Keystone Law is producing a resilient performance as the year unfolds, the firm’s interim results show, with revenues up despite the financial impact of the Covid-19 lockdown, but profits have slumped following internal investment at the UK-listed firm.
Revenue in the first half of the firm’s financial year was up 6.5% to £24.5m from £23m last year. However, adjusted profit before tax was down 18% to £2.2m for the period ‘due to investment in the central office support team as well as additional office space in Chancery Lane.’
‘It was a good start to the year until lockdown stopped things,’ Keystone’s CEO James Knight (pictured) told Legal Business. ‘New client demand was down around 30% at one point though it is now almost back to pre-Covid levels.’

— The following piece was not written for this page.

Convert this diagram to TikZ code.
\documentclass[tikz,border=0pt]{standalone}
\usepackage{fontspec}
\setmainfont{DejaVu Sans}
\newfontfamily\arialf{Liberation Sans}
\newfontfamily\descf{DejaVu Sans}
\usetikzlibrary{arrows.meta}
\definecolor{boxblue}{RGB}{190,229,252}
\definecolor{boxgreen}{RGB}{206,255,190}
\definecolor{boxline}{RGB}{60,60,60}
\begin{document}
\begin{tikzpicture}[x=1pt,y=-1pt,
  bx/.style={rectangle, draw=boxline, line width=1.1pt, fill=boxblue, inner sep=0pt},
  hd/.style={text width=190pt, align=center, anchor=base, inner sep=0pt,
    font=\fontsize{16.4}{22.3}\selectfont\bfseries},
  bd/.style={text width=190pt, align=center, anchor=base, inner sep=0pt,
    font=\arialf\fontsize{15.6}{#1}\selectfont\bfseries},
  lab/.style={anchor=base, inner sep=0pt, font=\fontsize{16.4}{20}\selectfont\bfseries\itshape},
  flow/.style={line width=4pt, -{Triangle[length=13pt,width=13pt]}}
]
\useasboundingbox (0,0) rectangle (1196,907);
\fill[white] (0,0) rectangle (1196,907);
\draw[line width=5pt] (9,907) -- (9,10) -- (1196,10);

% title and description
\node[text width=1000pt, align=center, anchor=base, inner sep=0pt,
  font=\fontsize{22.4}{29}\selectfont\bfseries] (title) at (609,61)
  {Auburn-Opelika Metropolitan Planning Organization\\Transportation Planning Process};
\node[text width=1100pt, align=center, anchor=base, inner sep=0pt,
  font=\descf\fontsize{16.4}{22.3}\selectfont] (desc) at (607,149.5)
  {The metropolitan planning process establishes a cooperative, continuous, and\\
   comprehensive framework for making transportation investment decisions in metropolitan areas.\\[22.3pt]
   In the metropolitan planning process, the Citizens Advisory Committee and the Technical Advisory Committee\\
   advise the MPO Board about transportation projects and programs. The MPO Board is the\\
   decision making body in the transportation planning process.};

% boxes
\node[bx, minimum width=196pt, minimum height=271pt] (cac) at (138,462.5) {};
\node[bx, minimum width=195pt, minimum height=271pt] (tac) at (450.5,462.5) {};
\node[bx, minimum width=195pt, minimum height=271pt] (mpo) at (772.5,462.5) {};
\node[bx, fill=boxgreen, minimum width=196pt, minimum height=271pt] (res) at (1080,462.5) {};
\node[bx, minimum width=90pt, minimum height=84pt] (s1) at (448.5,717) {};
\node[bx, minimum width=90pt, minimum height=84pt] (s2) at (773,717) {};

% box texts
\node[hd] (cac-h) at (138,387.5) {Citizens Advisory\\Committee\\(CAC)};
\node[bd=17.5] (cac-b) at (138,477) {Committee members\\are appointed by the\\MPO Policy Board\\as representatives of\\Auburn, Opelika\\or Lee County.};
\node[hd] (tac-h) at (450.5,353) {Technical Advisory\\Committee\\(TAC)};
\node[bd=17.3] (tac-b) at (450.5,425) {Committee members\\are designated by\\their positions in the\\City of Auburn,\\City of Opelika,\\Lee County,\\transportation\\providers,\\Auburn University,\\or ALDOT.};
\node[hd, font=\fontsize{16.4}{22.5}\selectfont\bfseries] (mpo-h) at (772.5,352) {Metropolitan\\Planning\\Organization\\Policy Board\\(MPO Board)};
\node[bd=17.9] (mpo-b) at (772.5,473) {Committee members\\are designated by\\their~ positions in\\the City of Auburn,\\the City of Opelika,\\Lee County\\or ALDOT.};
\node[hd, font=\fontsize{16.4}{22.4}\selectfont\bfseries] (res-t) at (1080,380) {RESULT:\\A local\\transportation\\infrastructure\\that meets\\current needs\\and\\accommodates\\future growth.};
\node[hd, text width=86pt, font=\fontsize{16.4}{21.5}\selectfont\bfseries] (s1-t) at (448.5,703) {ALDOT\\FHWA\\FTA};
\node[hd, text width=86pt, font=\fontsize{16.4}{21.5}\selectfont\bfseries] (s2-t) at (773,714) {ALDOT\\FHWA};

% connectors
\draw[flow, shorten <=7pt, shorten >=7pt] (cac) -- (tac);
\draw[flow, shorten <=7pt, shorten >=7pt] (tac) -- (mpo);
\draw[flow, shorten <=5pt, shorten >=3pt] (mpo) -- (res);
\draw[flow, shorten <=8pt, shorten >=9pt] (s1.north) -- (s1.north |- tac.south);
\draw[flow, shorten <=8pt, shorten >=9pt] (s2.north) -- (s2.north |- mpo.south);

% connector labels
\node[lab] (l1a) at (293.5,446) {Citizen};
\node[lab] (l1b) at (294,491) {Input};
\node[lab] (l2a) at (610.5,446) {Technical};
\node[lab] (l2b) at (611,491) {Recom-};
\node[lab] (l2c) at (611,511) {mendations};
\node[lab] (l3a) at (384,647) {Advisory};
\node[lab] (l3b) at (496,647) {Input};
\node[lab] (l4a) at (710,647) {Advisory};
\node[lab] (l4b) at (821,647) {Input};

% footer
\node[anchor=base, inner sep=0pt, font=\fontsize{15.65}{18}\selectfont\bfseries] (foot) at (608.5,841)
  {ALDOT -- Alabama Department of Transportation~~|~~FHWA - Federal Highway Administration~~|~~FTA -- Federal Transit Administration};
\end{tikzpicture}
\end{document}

The firm’s last full set of financials for the year to 31 January 2020 showed revenue was up 16% to £49.6m, with Keystone continuing a run of pacey financial results in recent years. Increasingly it is thought firms with a strong cash position are best placed to endure the economic uncertainty brought by the Covid-19 lockdown. Should that be the case, Keystone will feel confident after ending its interim period with a net cash figure of £6.9m compared to £3.4m in the same period last year.
Though he firm’s growth over the first half of 2020/21 was driven partly by new client needs in light of the pandemic, Keystone’s financial director, Ashley Miller, told Legal Business. ‘While it has been a bit lumpy, what we have seen is a return of the business streams to where we were pre-Covid.’

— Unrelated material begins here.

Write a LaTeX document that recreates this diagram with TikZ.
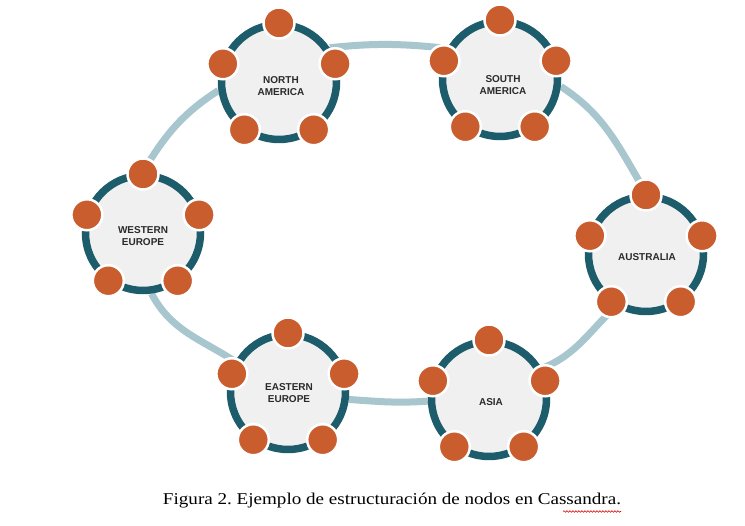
\documentclass[tikz,border=0pt]{standalone}
\usepackage{fontspec}
\setmainfont{Liberation Serif}
\newfontfamily\lblfont{Liberation Sans}
\usetikzlibrary{backgrounds,decorations.pathmorphing}
\definecolor{ringteal}{HTML}{1C5C6B}
\definecolor{nodeorange}{HTML}{CA5D2E}
\definecolor{linkblue}{HTML}{A8C6CD}
\definecolor{diskgrey}{HTML}{F0F0F0}
\definecolor{lbl}{HTML}{2A2A2A}
\frenchspacing
\begin{document}
\begin{tikzpicture}[x=1pt,y=1pt,
  cluster/.style={circle, minimum size=115pt, inner sep=0pt, fill=diskgrey, draw=ringteal, line width=7.5pt},
  member/.style={circle, minimum size=31pt, inner sep=0pt, fill=nodeorange, draw=white, line width=2.5pt},
  region/.style={font=\lblfont\bfseries\fontsize{10}{12.5}\selectfont, text=lbl, align=center, inner sep=0pt},
  link/.style={draw=linkblue, line width=7pt},
  caption/.style={font=\fontsize{16.5}{19}\selectfont, text=black, inner sep=0pt, anchor=base},
  spell/.style={draw=red!85!black, line width=0.6pt, decorate, decoration={snake, amplitude=0.8pt, segment length=3pt}}
]
\useasboundingbox (0,0) rectangle (745,526);

% clusters
\node[cluster] (na)   at (279,444) {};
\node[cluster] (sa)   at (500,447) {};
\node[cluster] (we)   at (143,293) {};
\node[cluster] (au)   at (646,272) {};
\node[cluster] (ee)   at (288,134) {};
\node[cluster] (asia) at (489,127) {};

% member nodes
\foreach \c in {na,sa,we,au,ee,asia}{
  \foreach \a [count=\i] in {90,18,-54,-126,162}{
    \node[member] (\c\i) at ([shift={(\a:59)}]\c.center) {};
  }
}

% labels
\node[region] (naL) at ([shift={(2,-4)}]na.center) {NORTH\\AMERICA};
\node[region] (saL) at ([shift={(3,-6)}]sa.center) {SOUTH\\AMERICA};
\node[region] (weL) at ([shift={(0,-3)}]we.center) {WESTERN\\EUROPE};
\node[region] (auL) at ([shift={(1,-3)}]au.center) {AUSTRALIA};
\node[region] (eeL) at ([shift={(1,-1)}]ee.center) {EASTERN\\EUROPE};
\node[region] (asL) at ([shift={(2,-3)}]asia.center) {ASIA};

% caption
\node[caption] (cap) at (392,21) {\resizebox{458pt}{\height}{Figura 2. Ejemplo de estructuración de nodos en Cassandra.}};
\coordinate (sq1) at (563,14.5);
\coordinate (sq2) at (621,14.5);
\draw[spell] (sq1) -- (sq2);

% connectors behind
\begin{pgfonlayer}{background}
  \fill[white] (0,0) rectangle (745,526);
  \draw[link] (na.34) to[out=6,in=174] (sa.150);
  \draw[link] (sa.-7) to[out=-33,in=121] (au.90);
  \draw[link] (au.-120) to[out=223,in=22] (asia.30);
  \draw[link] (asia.182) to[out=184,in=-4] (ee.-7);
  \draw[link] (ee.150) to[out=147,in=-62] (we.-82);
  \draw[link] (we.90) to[out=59,in=213] (na.188);
\end{pgfonlayer}
\end{tikzpicture}
\end{document}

Miller and Knight also highlighted the firm’s continued push in lateral hires, with lawyer numbers at the firm increasing to 426 over the interim period with 27 new partner-level hires. Earlier this month Keystone added three laterals to its ranks, with corporate specialist Sandra Bates and environmental law expert Yohanna Weber joining from Fladgate and Fieldfisher respectively while commercial property lawyer Alex Heaton joined from Reed Smith.